Celebrity News

Kevin Spacey Foundation shutting down in UK

The Kevin Spacey Foundation, which worked to encourage young people in the performing arts, will cease operating in the UK from Wednesday, the organization’s trustees say.

The foundation’s social media activity had already been wound down and its website scaled back in the wake of the sexual harassment and assault allegations against Spacey that emerged last fall. The site now consists of a holding page and another page announcing that the foundation would be shuttered Wednesday.

“The Trustees have reached the conclusion that the work of the Kevin Spacey Foundation UK is no longer viable and as such the Foundation will be closing on the 28 February 2018,” the statement read.

“The Trustees would like to thank all their partners, artists and [organizations] for the great work that has been done in association with the Foundation.
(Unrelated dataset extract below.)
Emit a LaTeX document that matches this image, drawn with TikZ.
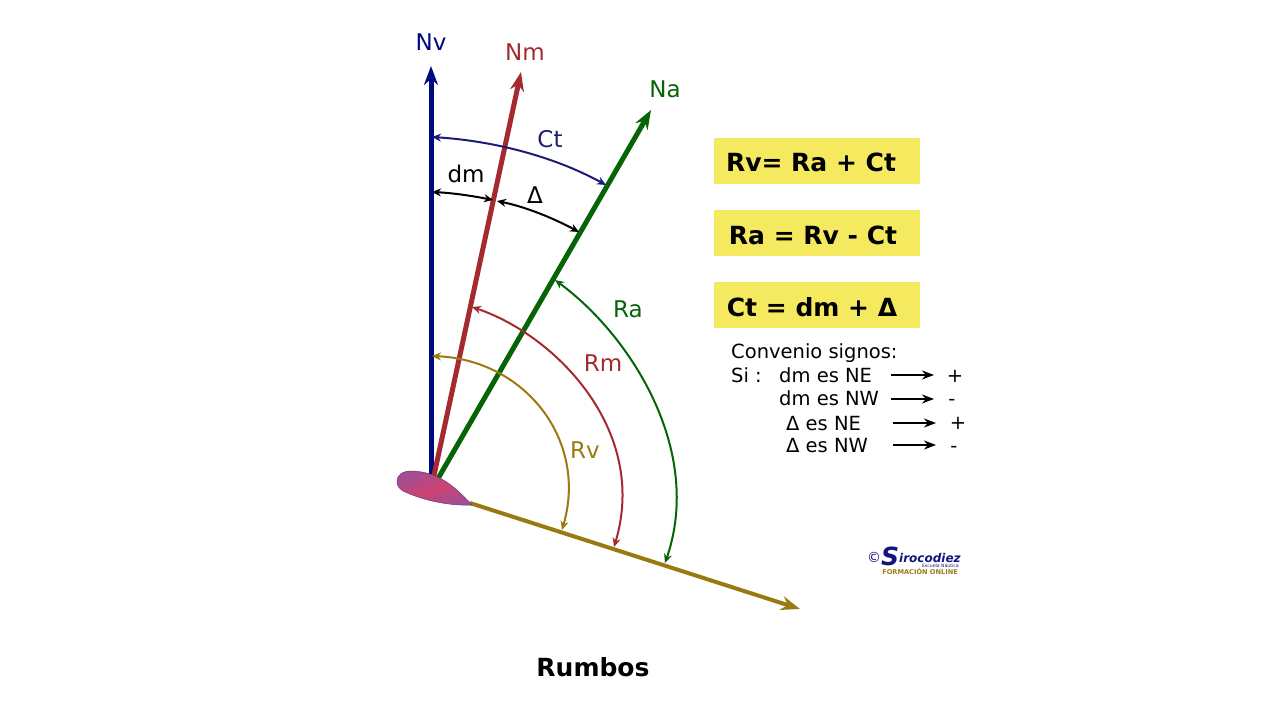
\documentclass[tikz,border=0pt]{standalone}
\usepackage{fontspec}
\setmainfont{DejaVu Sans}
\usetikzlibrary{arrows.meta}
\definecolor{navyv}{HTML}{000A80}
\definecolor{brownm}{HTML}{A52A2F}
\definecolor{greena}{HTML}{066406}
\definecolor{goldr}{HTML}{9A7A10}
\definecolor{navyct}{HTML}{1C1C78}
\definecolor{boxyellow}{HTML}{F5E960}
\definecolor{logoblue}{HTML}{14147E}
\definecolor{hullred}{HTML}{CC4270}
\definecolor{hullpurple}{HTML}{A04F98}
\tikzset{
	label/.style={font=\fontsize{23}{23}\selectfont},
	signs/.style={font=\fontsize{19.5}{19.5}\selectfont, anchor=base west, inner sep=0pt},
	formula/.style={font=\fontsize{25}{25}\selectfont\bfseries},
	formulabox/.style={fill=boxyellow, minimum width=206pt, minimum height=46pt, inner sep=0pt},
	bearing/.style={-{Stealth[length=19pt, width=14pt]}, line width=5pt},
	measure/.style={{Stealth[length=9pt, width=8pt]}-{Stealth[length=9pt, width=8pt]}, line width=2pt},
	sign/.style={-{Stealth[length=12pt, width=9pt]}, line width=2pt},
	logotext/.style={inner sep=0pt, logoblue}
}
\begin{document}
\begin{tikzpicture}[x=1pt, y=-1pt]
		\useasboundingbox (0,0) rectangle (1280,720);
		\coordinate (O) at (431,480);
		\coordinate (Nvtip) at (431,66);
		\coordinate (Nmtip) at (521,72);
		\coordinate (Natip) at (651,110);
		\coordinate (stern) at (470,503);
		\coordinate (Rtip) at (800,609);

		% bearing lines
		\draw[bearing, goldr, line width=4pt] (stern) -- (Rtip);
		\draw[bearing, navyv] (O) -- (Nvtip);
		\draw[bearing, brownm] (433,480) -- (Nmtip);
		\draw[bearing, greena] (436,482) -- (Natip);

		\node[label, navyv] (nv) at (431,42) {Nv};
		\node[label, brownm] (nm) at (525,52) {Nm};
		\node[label, greena] (na) at (665,89) {Na};

		% hull
		\draw[draw=hullpurple!70!black, line width=0.5pt, left color=hullpurple, right color=hullpurple, middle color=hullred, shading angle=20]
			(397,482) .. controls (397,474) and (403,471) .. (412,471)
			.. controls (440,472) and (456,488) .. (472,505)
			.. controls (445,506) and (420,499) .. (403,491)
			.. controls (399,488) and (397,486) .. (397,482) -- cycle;

		% arcs
		\draw[measure, navyct] (432,137) .. controls (495,141) and (555,157) .. (606,185);
		\draw[measure, black] (432,192) .. controls (453,193) and (473,196) .. (493,200);
		\draw[measure, black] (497,201) .. controls (526,207) and (553,218) .. (579,232);
		\draw[measure, goldr] (432,356) .. controls (525,360) and (588,440) .. (562,530);
		\draw[measure, brownm] (472,307) .. controls (555,335) and (649,430) .. (614,547);
		\draw[measure, greena] (555,280) .. controls (630,335) and (704,450) .. (665,563);

		\node[label, navyct] (ct) at (550,139) {Ct};
		\node[label] (dm) at (466,174) {dm};
		\node[label] (delta) at (535,195) {Δ};
		\node[label, greena] (ra) at (628,309) {Ra};
		\node[label, brownm] (rm) at (603,363) {Rm};
		\node[label, goldr] (rv) at (585,450) {Rv};

		% formulas
		\node[formulabox] (box1) at (817,161) {};
		\node[formulabox] (box2) at (817,233) {};
		\node[formulabox] (box3) at (817,305) {};
		\node[formula] (f1) at (811,162) {Rv= Ra + Ct};
		\node[formula] (f2) at (813,235) {Ra = Rv - Ct};
		\node[formula] (f3) at (812,307) {Ct = dm + Δ};

		% sign convention
		\node[signs] (conv) at (731,358) {Convenio signos:};
		\node[signs] (si) at (731,382) {Si :};
		\node[signs] (s1) at (779,382) {dm es NE};
		\node[signs] (s2) at (779,405) {dm es NW};
		\node[signs] (s3) at (786,430) {Δ es NE};
		\node[signs] (s4) at (786,452) {Δ es NW};
		\node[signs, anchor=base] (p1) at (955,382) {+};
		\node[signs, anchor=base] (p2) at (952,405) {-};
		\node[signs, anchor=base] (p3) at (958,429) {+};
		\node[signs, anchor=base] (p4) at (954,452) {-};
		\draw[sign] (891,375) -- (934,375);
		\draw[sign] (891,399) -- (934,399);
		\draw[sign] (893,423) -- (936,423);
		\draw[sign] (893,445) -- (936,445);

		% logo
		\node[logotext, font=\fontsize{14}{14}\selectfont] (copy) at (874,557) {©};
		\node[logotext, font=\fontsize{25}{25}\selectfont\bfseries\itshape] (seahorse) at (890,556) {S};
		\node[logotext, font=\fontsize{12}{12}\selectfont\bfseries\itshape, anchor=base west] (logo) at (899,562) {irocodiez};
		\node[logotext, font=\fontsize{4.6}{4.6}\selectfont, anchor=base east] (school) at (959,567.5) {Escuela Náutica};
		\node[goldr, font=\fontsize{6.6}{6.6}\selectfont\bfseries, anchor=base east, inner sep=0pt] (online) at (958,574.5) {FORMACIÓN ONLINE};

		\node[font=\fontsize{25}{25}\selectfont\bfseries] (title) at (593,667) {Rumbos};
	\end{tikzpicture}
\end{document}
The Trustees hope that the objects of the charity will be taken forward by other [organizations].”

Steven Jackson-Winter, a drama teacher and longtime Spacey associate who headed the foundation’s UK operations, could not immediately be reached for comment. He is thought to have left KSF last November and is now consulting on various projects.

The Kevin Spacey Foundation was officially registered in Britain in 2008, during the two-time Oscar-winning actor’s tenure as artistic director of The Old Vic theater in London from 2004 to 2015. The foundation is a registered charity in both the US and Britain. The status of its operations in the US, where it listed nearly $1 million in assets at the end of 2015, is not immediately clear.

The organization worked with young people in film, theater and dance, offering scholarships and awards, mentorships and educational programs for emerging talent. But its future immediately became clouded after actor Anthony Rapp accused Spacey of sexually assaulting him when he was just 14 and Spacey was 26.

Britain’s charities commission asked the foundation’s UK trustees for assurances that safeguards were in place to protect young people participating in the foundation’s programs. Regent’s University in London, where Spacey conducted workshops, and Pace University in New York, which received donations to help students with scholarships, said their relationships with the foundation were short-term and had ended before the allegations against Spacey surfaced.

Spacey was removed from the foundation’s board of directors last November. He was fired from Netflix series “House of Cards,” and replaced by Christopher Plummer in Ridley Scott’s “All the Money in the World.”

Scotland Yard has opened several investigations into alleged sexual assaults by Spacey in London.